■ **Task goal**
Below is some material; set it all down exactly, apart from the pictures.

■ **Supplied records**

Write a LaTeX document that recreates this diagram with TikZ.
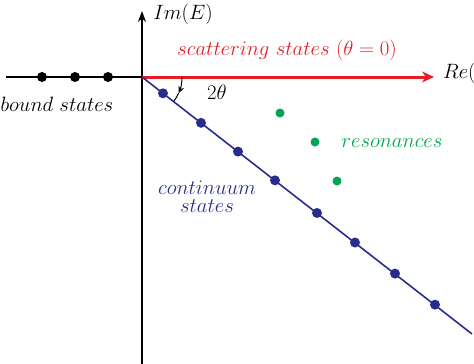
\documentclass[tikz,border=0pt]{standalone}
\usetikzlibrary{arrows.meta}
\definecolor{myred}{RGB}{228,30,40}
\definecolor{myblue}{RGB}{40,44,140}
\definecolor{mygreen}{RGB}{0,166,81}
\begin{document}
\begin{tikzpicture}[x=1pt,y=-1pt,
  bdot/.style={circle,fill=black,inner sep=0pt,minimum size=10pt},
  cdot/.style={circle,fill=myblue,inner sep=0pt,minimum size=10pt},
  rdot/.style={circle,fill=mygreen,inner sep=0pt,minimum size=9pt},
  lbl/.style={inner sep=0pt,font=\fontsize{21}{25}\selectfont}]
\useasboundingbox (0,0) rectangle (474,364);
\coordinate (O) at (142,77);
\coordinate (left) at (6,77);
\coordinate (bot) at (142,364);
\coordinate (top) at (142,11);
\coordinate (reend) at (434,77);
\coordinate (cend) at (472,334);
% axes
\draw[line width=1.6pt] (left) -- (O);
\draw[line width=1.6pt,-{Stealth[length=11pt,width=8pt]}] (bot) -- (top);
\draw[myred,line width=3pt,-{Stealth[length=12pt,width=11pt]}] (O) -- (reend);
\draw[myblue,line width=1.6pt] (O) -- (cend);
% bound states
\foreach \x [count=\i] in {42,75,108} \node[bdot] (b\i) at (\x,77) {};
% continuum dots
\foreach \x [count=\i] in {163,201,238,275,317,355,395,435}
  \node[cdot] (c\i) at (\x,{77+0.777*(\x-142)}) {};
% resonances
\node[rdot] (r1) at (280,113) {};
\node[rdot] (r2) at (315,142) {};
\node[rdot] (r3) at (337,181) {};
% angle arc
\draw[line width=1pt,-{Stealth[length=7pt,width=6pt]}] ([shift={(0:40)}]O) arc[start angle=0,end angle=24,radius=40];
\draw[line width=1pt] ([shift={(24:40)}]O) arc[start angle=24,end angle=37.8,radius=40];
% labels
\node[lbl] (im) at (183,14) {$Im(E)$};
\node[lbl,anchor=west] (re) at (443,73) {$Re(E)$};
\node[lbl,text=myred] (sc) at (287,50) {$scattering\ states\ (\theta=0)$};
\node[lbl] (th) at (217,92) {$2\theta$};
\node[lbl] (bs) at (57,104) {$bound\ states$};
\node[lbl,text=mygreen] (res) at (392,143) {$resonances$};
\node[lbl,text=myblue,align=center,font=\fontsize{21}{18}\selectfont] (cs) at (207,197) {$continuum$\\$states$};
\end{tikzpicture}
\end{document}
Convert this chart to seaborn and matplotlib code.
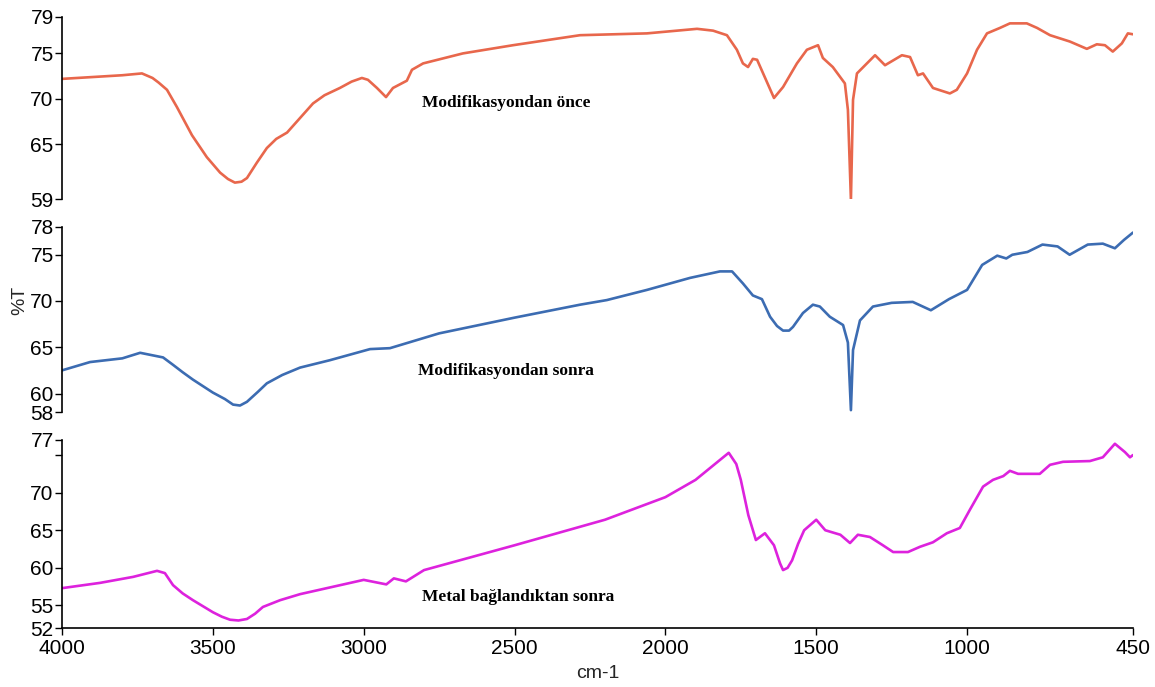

■ **Task answer**
Write a LaTeX document that recreates this diagram with TikZ.
\documentclass[tikz,border=0pt]{standalone}
\usetikzlibrary{arrows.meta}
\definecolor{myred}{RGB}{228,30,40}
\definecolor{myblue}{RGB}{40,44,140}
\definecolor{mygreen}{RGB}{0,166,81}
\begin{document}
\begin{tikzpicture}[x=1pt,y=-1pt,
  bdot/.style={circle,fill=black,inner sep=0pt,minimum size=10pt},
  cdot/.style={circle,fill=myblue,inner sep=0pt,minimum size=10pt},
  rdot/.style={circle,fill=mygreen,inner sep=0pt,minimum size=9pt},
  lbl/.style={inner sep=0pt,font=\fontsize{21}{25}\selectfont}]
\useasboundingbox (0,0) rectangle (474,364);
\coordinate (O) at (142,77);
\coordinate (left) at (6,77);
\coordinate (bot) at (142,364);
\coordinate (top) at (142,11);
\coordinate (reend) at (434,77);
\coordinate (cend) at (472,334);
% axes
\draw[line width=1.6pt] (left) -- (O);
\draw[line width=1.6pt,-{Stealth[length=11pt,width=8pt]}] (bot) -- (top);
\draw[myred,line width=3pt,-{Stealth[length=12pt,width=11pt]}] (O) -- (reend);
\draw[myblue,line width=1.6pt] (O) -- (cend);
% bound states
\foreach \x [count=\i] in {42,75,108} \node[bdot] (b\i) at (\x,77) {};
% continuum dots
\foreach \x [count=\i] in {163,201,238,275,317,355,395,435}
  \node[cdot] (c\i) at (\x,{77+0.777*(\x-142)}) {};
% resonances
\node[rdot] (r1) at (280,113) {};
\node[rdot] (r2) at (315,142) {};
\node[rdot] (r3) at (337,181) {};
% angle arc
\draw[line width=1pt,-{Stealth[length=7pt,width=6pt]}] ([shift={(0:40)}]O) arc[start angle=0,end angle=24,radius=40];
\draw[line width=1pt] ([shift={(24:40)}]O) arc[start angle=24,end angle=37.8,radius=40];
% labels
\node[lbl] (im) at (183,14) {$Im(E)$};
\node[lbl,anchor=west] (re) at (443,73) {$Re(E)$};
\node[lbl,text=myred] (sc) at (287,50) {$scattering\ states\ (\theta=0)$};
\node[lbl] (th) at (217,92) {$2\theta$};
\node[lbl] (bs) at (57,104) {$bound\ states$};
\node[lbl,text=mygreen] (res) at (392,143) {$resonances$};
\node[lbl,text=myblue,align=center,font=\fontsize{21}{18}\selectfont] (cs) at (207,197) {$continuum$\\$states$};
\end{tikzpicture}
\end{document}
Convert this chart to seaborn and matplotlib code.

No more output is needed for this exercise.